The Fix: The "Door-to-Shelf" Audit
You need to time the entire process from the moment you leave your building to the moment the last jar is on your shelf. If that total time, multiplied by your hourly value, exceeds the delivery fee from a distributor, stop going to the warehouse for everything. Use the warehouse for your "gap" items—the high-margin, low-weight stuff—and let the big trucks handle the heavy bulk items like flour, sugar, and oil. The most successful operators I know in the Central Valley use a hybrid model. They don't try to be heroes by carrying 50-pound bags of onions across a parking lot if they don't have to.
Poor Relationship Management With Warehouse Staff
The folks working the floor at Cash And Carry Modesto CA know exactly when the next shipment of prime rib is coming in. They know which brands are about to go on clearance and which ones are having quality control issues. If you treat them like vending machines, you miss out on the most valuable data in the industry. I’ve seen arrogant chefs bark orders at floor managers and then wonder why they can't get a heads-up when the specialty cheeses they need are out of stock.

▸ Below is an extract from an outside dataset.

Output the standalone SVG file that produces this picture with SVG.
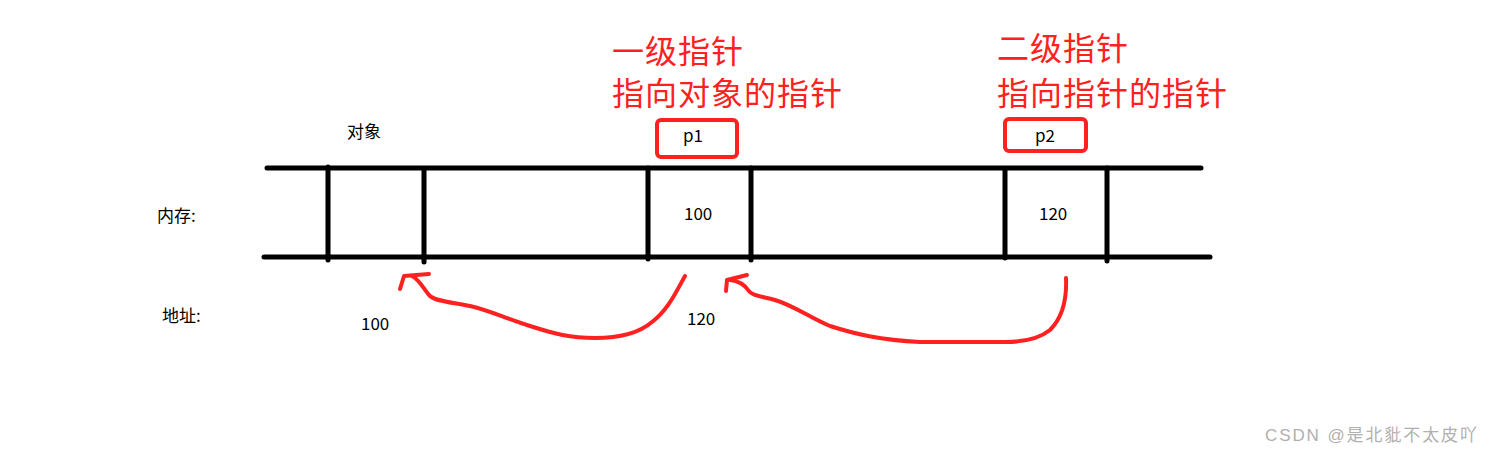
<svg xmlns="http://www.w3.org/2000/svg" width="1492" height="454" viewBox="0 0 1492 454">
<style>
.mem{stroke:#000;stroke-width:5;stroke-linecap:round;fill:none}
.t{font-family:"Microsoft YaHei","Noto Sans CJK SC","Liberation Sans",sans-serif;font-size:17px;fill:#000}
.red{font-family:"Noto Sans CJK SC",sans-serif;font-size:32px;letter-spacing:1px;fill:#ff2020}
.box{fill:none;stroke:#ff2020;stroke-width:4}
.arr{fill:none;stroke:#ff2020;stroke-width:4;stroke-linecap:round;stroke-linejoin:round}
.wm{font-family:"Liberation Sans","Noto Sans CJK SC",sans-serif;font-size:17px;fill:#b0b0b0}
</style>
<rect width="1492" height="454" fill="#fff"/>
<g id="memory">
<line class="mem" x1="267" y1="168" x2="1201" y2="168"/>
<line class="mem" x1="264" y1="257" x2="1210" y2="257"/>
<line class="mem" x1="328" y1="167" x2="328" y2="260"/>
<line class="mem" x1="424" y1="170" x2="424" y2="262"/>
<line class="mem" x1="648" y1="168" x2="648" y2="259"/>
<line class="mem" x1="751" y1="168" x2="751" y2="260"/>
<line class="mem" x1="1005" y1="170" x2="1005" y2="258"/>
<line class="mem" x1="1107" y1="168" x2="1107" y2="261"/>
</g>
<g id="labels">
<text class="t" x="347" y="138">对象</text>
<text class="t" x="157" y="222">内存:</text>
<text class="t" x="162" y="322">地址:</text>
<text class="t" x="361" y="330">100</text>
<text class="t" x="687" y="325">120</text>
<text class="t" x="684" y="220">100</text>
<text class="t" x="1039" y="220">120</text>
</g>
<g id="p1">
<text class="red" x="612" y="63">一级指针</text>
<text class="red" x="612" y="105">指向对象的指针</text>
<rect class="box" x="657" y="120" width="80" height="37" rx="4"/>
<text class="t" x="683" y="142">p1</text>
</g>
<g id="p2">
<text class="red" x="997" y="60">二级指针</text>
<text class="red" x="997" y="105">指向指针的指针</text>
<rect class="box" x="1005" y="119" width="81" height="32" rx="4"/>
<text class="t" x="1035" y="142">p2</text>
</g>
<g id="connectors">
<path class="arr" d="M685,276 C676,292 668,310 652,322 C638,334 618,338 595,338 C570,338 555,334 530,326 C505,318 488,310 470,306 C450,302 435,301 430,296 C424,290 420,280 412,276"/>
<path class="arr" d="M429,274 L404,276 L400,289"/>
<path class="arr" d="M1066,278 C1067,300 1062,318 1050,330 C1040,338 1025,342 1005,342 L920,342 C880,340 855,334 830,326 C810,318 795,306 775,300 C760,296 752,296 748,290 C744,284 738,281 730,280"/>
<path class="arr" d="M747,275 L727,280 L726,291"/>
</g>
<text class="wm" x="1265" y="441" textLength="212" lengthAdjust="spacing">CSDN @是北豼不太皮吖</text>
</svg>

The Fix: Treat The Floor Like Your Partners
Be the person they actually want to help. Ask them about upcoming stock cycles. Ask what’s being discontinued. This isn't about being "nice" for the sake of it; it's about intelligence gathering. In my experience, a five-minute conversation with a receiving manager can save you a wasted trip later in the week. They'll tell you if the truck broke down in the Grapevine or if the regional warehouse is low on poultry. That information is worth more than a coupon.
Misunderstanding The Tax Exemption Process
Nothing slows down a checkout line or ruins a budget like a paperwork snafu. I’ve seen people get to the register with a full flatbed only to realize their resale certificate has expired or they don't have the right documentation for a specific category of goods. They end up paying sales tax they can't easily recover, or they have to abandon the cart and leave. It's embarrassing and expensive.
The Fix: Digital Backups Of Everything
Keep a scanned copy of your California Resale Certificate (Form CDTFA-230) on your phone and a physical copy in your glove box. Don't rely on the warehouse's computer system to "remember" you. Systems crash. Updates wipe out records. You should also keep a running log of your purchases categorized by taxability. If you’re buying cleaning supplies for the shop, those aren't for resale, and you need to be honest about that to avoid a nightmare during a state audit. The CDTFA doesn't care that you "forgot" to separate the items; they'll just see it as tax evasion.
The Reality Check
Here is the truth you probably don't want to hear: Most people who rely on a cash-and-carry model do it because they're disorganized. They use it to bail themselves out of poor planning. If you're visiting the warehouse more than twice a week, you're not a "savvy shopper"—you're a bad manager.
Running a business this way is physically exhausting and mentally draining. It requires you to be a picker, a driver, a loader, and an inventory specialist all at once. There is no "magic hack" that makes carrying crates of soda any lighter or the Saturday morning crowds any thinner. If you aren't willing to track every penny, calculate every unit price, and maintain a rigorous cold chain, you should stay away. You'll end up spending more on gas, wasted time, and spoiled product than you ever saved on the shelf price. Success here isn't about finding a "secret deal"; it's about the boring, repetitive discipline of counting your stock and respecting your own time. If you can't do that, get a distributor and pay the premium. It'll be cheaper in the long run.